REQUIREMENT:
Which lines contain the string "chart"? Please list every one of them.

COLLECTED MATERIAL:
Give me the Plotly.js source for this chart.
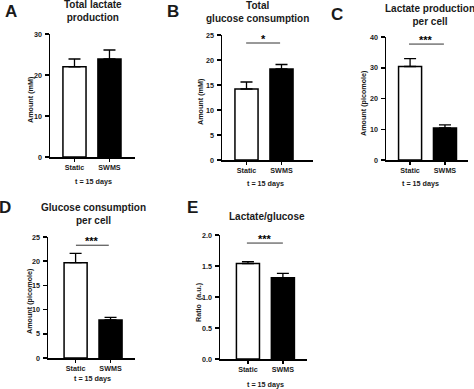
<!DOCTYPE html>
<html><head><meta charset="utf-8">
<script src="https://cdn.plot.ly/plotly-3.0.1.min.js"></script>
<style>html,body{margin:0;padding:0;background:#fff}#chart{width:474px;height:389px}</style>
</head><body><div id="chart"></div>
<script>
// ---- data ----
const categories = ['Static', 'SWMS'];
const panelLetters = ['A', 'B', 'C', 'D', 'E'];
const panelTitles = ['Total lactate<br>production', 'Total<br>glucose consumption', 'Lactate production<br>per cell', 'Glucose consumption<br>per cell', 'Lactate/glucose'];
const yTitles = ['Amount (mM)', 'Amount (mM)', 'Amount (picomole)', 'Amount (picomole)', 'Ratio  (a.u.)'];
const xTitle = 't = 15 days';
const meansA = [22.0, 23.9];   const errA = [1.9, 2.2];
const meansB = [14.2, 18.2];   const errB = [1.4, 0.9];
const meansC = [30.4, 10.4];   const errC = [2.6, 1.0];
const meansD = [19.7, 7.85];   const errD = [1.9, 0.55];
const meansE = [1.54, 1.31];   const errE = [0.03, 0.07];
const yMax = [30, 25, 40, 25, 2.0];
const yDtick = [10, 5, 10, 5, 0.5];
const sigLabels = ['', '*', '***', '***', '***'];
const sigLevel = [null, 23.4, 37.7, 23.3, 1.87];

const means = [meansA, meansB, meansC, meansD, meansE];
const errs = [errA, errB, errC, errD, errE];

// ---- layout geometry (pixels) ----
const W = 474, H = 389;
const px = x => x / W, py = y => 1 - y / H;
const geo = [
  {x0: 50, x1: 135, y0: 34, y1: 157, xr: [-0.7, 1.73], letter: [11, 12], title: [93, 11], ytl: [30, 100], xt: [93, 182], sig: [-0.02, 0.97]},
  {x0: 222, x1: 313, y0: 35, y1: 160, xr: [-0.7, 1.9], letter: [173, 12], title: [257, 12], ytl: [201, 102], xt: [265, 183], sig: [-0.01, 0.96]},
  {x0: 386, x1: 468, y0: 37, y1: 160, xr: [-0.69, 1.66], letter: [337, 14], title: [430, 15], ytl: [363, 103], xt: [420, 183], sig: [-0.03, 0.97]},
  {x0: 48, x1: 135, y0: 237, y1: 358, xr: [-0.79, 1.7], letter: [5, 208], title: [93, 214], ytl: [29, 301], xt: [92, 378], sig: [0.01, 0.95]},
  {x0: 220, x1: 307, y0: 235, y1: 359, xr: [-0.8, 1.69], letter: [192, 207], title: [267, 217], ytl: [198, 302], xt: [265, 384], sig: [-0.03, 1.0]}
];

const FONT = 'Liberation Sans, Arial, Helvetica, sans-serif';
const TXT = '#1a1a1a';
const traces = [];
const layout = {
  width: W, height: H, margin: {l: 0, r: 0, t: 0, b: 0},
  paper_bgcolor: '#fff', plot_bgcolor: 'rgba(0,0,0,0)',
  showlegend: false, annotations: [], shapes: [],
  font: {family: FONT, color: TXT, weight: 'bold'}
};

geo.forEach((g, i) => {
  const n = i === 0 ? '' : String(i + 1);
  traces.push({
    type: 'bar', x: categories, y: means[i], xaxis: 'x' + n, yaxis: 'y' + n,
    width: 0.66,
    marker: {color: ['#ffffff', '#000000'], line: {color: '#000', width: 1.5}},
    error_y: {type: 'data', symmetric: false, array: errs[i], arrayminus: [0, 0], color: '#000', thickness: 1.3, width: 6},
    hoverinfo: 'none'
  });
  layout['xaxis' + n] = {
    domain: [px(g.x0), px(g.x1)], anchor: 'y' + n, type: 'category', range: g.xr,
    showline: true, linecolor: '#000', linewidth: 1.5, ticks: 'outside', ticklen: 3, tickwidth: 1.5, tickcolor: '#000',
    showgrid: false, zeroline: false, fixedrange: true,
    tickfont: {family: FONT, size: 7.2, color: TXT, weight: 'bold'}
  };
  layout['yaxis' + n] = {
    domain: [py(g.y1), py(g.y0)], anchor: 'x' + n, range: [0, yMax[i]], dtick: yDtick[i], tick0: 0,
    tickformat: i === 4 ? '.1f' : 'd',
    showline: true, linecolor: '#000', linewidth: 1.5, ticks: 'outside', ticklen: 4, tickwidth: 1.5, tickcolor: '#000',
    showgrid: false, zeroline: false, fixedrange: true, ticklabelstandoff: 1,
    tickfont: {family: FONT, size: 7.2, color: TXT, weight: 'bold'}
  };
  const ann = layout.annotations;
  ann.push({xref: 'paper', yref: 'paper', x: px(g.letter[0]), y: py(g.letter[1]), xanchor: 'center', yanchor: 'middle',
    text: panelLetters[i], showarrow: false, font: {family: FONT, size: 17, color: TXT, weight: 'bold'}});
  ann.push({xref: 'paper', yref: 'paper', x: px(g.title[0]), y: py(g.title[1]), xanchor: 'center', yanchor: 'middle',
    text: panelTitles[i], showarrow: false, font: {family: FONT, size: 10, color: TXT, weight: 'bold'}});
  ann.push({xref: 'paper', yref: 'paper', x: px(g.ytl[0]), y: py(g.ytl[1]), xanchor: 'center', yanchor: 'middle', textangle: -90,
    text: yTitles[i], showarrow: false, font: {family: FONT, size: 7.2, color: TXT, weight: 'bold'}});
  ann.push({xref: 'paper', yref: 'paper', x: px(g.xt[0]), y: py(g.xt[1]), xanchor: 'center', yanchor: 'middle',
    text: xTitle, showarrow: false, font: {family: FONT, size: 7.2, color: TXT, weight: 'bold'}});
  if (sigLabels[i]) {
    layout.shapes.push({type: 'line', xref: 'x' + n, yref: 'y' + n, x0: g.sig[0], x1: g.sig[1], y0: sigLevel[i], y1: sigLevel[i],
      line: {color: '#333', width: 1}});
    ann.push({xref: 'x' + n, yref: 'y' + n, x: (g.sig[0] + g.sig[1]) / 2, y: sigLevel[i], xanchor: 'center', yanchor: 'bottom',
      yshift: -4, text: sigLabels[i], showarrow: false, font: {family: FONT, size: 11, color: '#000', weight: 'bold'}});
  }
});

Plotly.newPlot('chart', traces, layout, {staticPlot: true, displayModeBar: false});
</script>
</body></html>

RESPONSE:
Give me the Plotly.js source for this chart.
<style>html,body{margin:0;padding:0;background:#fff}#chart{width:474px;height:389px}</style>
</head><body><div id="chart"></div>
Plotly.newPlot('chart', traces, layout, {staticPlot: true, displayModeBar: false});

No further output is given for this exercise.